## What the task requires
Restate the whole of the material. Keep every word, and drop the pictures.

## Entries supplied

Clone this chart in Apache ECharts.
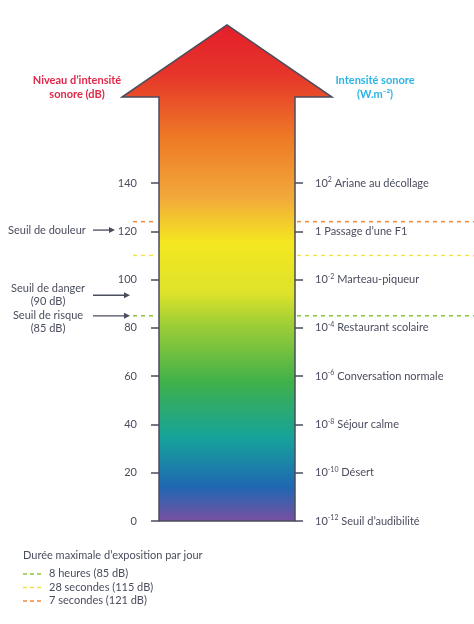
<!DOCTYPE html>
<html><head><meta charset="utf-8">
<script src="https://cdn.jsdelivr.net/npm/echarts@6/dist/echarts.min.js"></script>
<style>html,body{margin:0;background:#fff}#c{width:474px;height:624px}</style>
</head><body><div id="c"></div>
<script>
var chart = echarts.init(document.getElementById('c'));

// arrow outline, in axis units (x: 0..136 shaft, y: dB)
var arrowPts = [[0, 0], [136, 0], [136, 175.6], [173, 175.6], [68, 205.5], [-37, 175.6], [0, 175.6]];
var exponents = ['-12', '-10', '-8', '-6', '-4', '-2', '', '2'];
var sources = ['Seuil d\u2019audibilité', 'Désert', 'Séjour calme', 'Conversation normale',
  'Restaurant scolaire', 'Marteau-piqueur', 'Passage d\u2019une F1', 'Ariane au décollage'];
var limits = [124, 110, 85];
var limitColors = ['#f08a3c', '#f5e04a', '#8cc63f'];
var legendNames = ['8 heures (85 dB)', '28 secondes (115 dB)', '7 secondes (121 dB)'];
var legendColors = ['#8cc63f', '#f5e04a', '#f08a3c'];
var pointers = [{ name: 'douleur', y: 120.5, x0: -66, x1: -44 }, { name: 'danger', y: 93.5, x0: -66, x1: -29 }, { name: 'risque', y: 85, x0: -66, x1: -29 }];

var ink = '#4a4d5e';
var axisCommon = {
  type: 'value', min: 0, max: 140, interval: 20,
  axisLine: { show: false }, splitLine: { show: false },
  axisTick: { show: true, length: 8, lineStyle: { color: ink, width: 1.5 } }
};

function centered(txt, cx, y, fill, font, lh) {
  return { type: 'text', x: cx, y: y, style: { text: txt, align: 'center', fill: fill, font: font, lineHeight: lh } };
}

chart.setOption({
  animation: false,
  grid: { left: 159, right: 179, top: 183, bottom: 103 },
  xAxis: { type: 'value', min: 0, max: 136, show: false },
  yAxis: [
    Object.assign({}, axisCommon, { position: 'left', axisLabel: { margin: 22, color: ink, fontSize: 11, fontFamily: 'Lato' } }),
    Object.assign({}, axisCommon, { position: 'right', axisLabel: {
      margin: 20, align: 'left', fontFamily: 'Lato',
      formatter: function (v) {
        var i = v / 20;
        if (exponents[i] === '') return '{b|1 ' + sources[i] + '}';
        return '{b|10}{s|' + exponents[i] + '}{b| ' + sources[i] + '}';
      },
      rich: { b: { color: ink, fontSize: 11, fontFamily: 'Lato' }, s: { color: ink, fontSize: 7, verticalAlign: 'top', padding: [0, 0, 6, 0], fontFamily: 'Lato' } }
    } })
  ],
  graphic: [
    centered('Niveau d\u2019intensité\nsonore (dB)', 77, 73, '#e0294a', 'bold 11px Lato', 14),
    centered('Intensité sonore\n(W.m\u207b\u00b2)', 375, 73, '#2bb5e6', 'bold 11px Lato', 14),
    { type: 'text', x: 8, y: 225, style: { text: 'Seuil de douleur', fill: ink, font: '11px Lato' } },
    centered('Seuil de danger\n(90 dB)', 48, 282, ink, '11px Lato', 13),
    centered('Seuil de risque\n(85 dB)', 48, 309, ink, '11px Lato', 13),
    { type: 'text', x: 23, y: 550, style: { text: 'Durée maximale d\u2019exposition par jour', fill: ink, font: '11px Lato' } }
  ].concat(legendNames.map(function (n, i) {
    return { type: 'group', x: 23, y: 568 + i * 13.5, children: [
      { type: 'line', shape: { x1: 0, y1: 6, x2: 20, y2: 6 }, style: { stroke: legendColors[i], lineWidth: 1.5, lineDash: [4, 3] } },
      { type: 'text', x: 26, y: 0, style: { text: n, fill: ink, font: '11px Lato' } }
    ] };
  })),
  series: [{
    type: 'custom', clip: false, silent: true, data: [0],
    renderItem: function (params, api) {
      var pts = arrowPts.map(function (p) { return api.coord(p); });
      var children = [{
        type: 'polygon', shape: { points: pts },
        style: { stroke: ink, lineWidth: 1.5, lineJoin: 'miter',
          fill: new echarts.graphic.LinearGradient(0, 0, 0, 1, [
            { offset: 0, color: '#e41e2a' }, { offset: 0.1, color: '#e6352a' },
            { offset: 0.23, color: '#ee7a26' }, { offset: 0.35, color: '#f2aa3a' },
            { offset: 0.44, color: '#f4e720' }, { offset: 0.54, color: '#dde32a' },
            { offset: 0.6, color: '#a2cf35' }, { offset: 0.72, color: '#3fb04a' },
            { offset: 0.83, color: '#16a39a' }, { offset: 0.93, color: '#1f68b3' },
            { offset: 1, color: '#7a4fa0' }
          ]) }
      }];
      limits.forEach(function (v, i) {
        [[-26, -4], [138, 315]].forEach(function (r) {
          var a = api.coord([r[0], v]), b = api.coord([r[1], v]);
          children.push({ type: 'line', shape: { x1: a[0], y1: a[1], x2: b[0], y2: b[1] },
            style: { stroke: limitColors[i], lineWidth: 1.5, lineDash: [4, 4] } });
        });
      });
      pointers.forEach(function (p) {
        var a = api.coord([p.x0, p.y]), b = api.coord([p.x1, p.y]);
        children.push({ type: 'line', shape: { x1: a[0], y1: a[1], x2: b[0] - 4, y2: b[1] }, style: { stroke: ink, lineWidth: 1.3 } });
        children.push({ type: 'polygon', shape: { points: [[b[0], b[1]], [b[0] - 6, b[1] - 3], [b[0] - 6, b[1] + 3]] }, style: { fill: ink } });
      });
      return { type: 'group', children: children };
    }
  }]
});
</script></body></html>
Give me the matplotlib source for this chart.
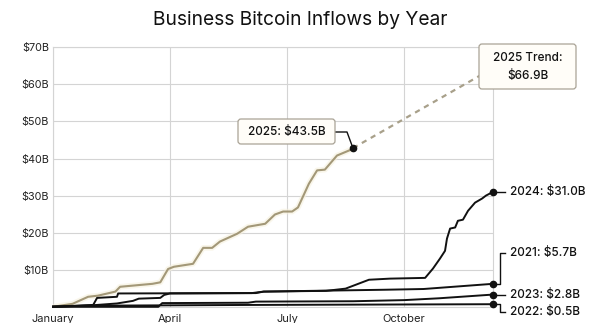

## Solution below
Clone this chart in Apache ECharts.
<!DOCTYPE html>
<html><head><meta charset="utf-8">
<script src="https://cdn.jsdelivr.net/npm/echarts@6/dist/echarts.min.js"></script>
<style>html,body{margin:0;background:#fff}#c{width:474px;height:624px}</style>
</head><body><div id="c"></div>
<script>
var chart = echarts.init(document.getElementById('c'));

// arrow outline, in axis units (x: 0..136 shaft, y: dB)
var arrowPts = [[0, 0], [136, 0], [136, 175.6], [173, 175.6], [68, 205.5], [-37, 175.6], [0, 175.6]];
var exponents = ['-12', '-10', '-8', '-6', '-4', '-2', '', '2'];
var sources = ['Seuil d\u2019audibilité', 'Désert', 'Séjour calme', 'Conversation normale',
  'Restaurant scolaire', 'Marteau-piqueur', 'Passage d\u2019une F1', 'Ariane au décollage'];
var limits = [124, 110, 85];
var limitColors = ['#f08a3c', '#f5e04a', '#8cc63f'];
var legendNames = ['8 heures (85 dB)', '28 secondes (115 dB)', '7 secondes (121 dB)'];
var legendColors = ['#8cc63f', '#f5e04a', '#f08a3c'];
var pointers = [{ name: 'douleur', y: 120.5, x0: -66, x1: -44 }, { name: 'danger', y: 93.5, x0: -66, x1: -29 }, { name: 'risque', y: 85, x0: -66, x1: -29 }];

var ink = '#4a4d5e';
var axisCommon = {
  type: 'value', min: 0, max: 140, interval: 20,
  axisLine: { show: false }, splitLine: { show: false },
  axisTick: { show: true, length: 8, lineStyle: { color: ink, width: 1.5 } }
};

function centered(txt, cx, y, fill, font, lh) {
  return { type: 'text', x: cx, y: y, style: { text: txt, align: 'center', fill: fill, font: font, lineHeight: lh } };
}

chart.setOption({
  animation: false,
  grid: { left: 159, right: 179, top: 183, bottom: 103 },
  xAxis: { type: 'value', min: 0, max: 136, show: false },
  yAxis: [
    Object.assign({}, axisCommon, { position: 'left', axisLabel: { margin: 22, color: ink, fontSize: 11, fontFamily: 'Lato' } }),
    Object.assign({}, axisCommon, { position: 'right', axisLabel: {
      margin: 20, align: 'left', fontFamily: 'Lato',
      formatter: function (v) {
        var i = v / 20;
        if (exponents[i] === '') return '{b|1 ' + sources[i] + '}';
        return '{b|10}{s|' + exponents[i] + '}{b| ' + sources[i] + '}';
      },
      rich: { b: { color: ink, fontSize: 11, fontFamily: 'Lato' }, s: { color: ink, fontSize: 7, verticalAlign: 'top', padding: [0, 0, 6, 0], fontFamily: 'Lato' } }
    } })
  ],
  graphic: [
    centered('Niveau d\u2019intensité\nsonore (dB)', 77, 73, '#e0294a', 'bold 11px Lato', 14),
    centered('Intensité sonore\n(W.m\u207b\u00b2)', 375, 73, '#2bb5e6', 'bold 11px Lato', 14),
    { type: 'text', x: 8, y: 225, style: { text: 'Seuil de douleur', fill: ink, font: '11px Lato' } },
    centered('Seuil de danger\n(90 dB)', 48, 282, ink, '11px Lato', 13),
    centered('Seuil de risque\n(85 dB)', 48, 309, ink, '11px Lato', 13),
    { type: 'text', x: 23, y: 550, style: { text: 'Durée maximale d\u2019exposition par jour', fill: ink, font: '11px Lato' } }
  ].concat(legendNames.map(function (n, i) {
    return { type: 'group', x: 23, y: 568 + i * 13.5, children: [
      { type: 'line', shape: { x1: 0, y1: 6, x2: 20, y2: 6 }, style: { stroke: legendColors[i], lineWidth: 1.5, lineDash: [4, 3] } },
      { type: 'text', x: 26, y: 0, style: { text: n, fill: ink, font: '11px Lato' } }
    ] };
  })),
  series: [{
    type: 'custom', clip: false, silent: true, data: [0],
    renderItem: function (params, api) {
      var pts = arrowPts.map(function (p) { return api.coord(p); });
      var children = [{
        type: 'polygon', shape: { points: pts },
        style: { stroke: ink, lineWidth: 1.5, lineJoin: 'miter',
          fill: new echarts.graphic.LinearGradient(0, 0, 0, 1, [
            { offset: 0, color: '#e41e2a' }, { offset: 0.1, color: '#e6352a' },
            { offset: 0.23, color: '#ee7a26' }, { offset: 0.35, color: '#f2aa3a' },
            { offset: 0.44, color: '#f4e720' }, { offset: 0.54, color: '#dde32a' },
            { offset: 0.6, color: '#a2cf35' }, { offset: 0.72, color: '#3fb04a' },
            { offset: 0.83, color: '#16a39a' }, { offset: 0.93, color: '#1f68b3' },
            { offset: 1, color: '#7a4fa0' }
          ]) }
      }];
      limits.forEach(function (v, i) {
        [[-26, -4], [138, 315]].forEach(function (r) {
          var a = api.coord([r[0], v]), b = api.coord([r[1], v]);
          children.push({ type: 'line', shape: { x1: a[0], y1: a[1], x2: b[0], y2: b[1] },
            style: { stroke: limitColors[i], lineWidth: 1.5, lineDash: [4, 4] } });
        });
      });
      pointers.forEach(function (p) {
        var a = api.coord([p.x0, p.y]), b = api.coord([p.x1, p.y]);
        children.push({ type: 'line', shape: { x1: a[0], y1: a[1], x2: b[0] - 4, y2: b[1] }, style: { stroke: ink, lineWidth: 1.3 } });
        children.push({ type: 'polygon', shape: { points: [[b[0], b[1]], [b[0] - 6, b[1] - 3], [b[0] - 6, b[1] + 3]] }, style: { fill: ink } });
      });
      return { type: 'group', children: children };
    }
  }]
});
</script></body></html>
Give me the matplotlib source for this chart.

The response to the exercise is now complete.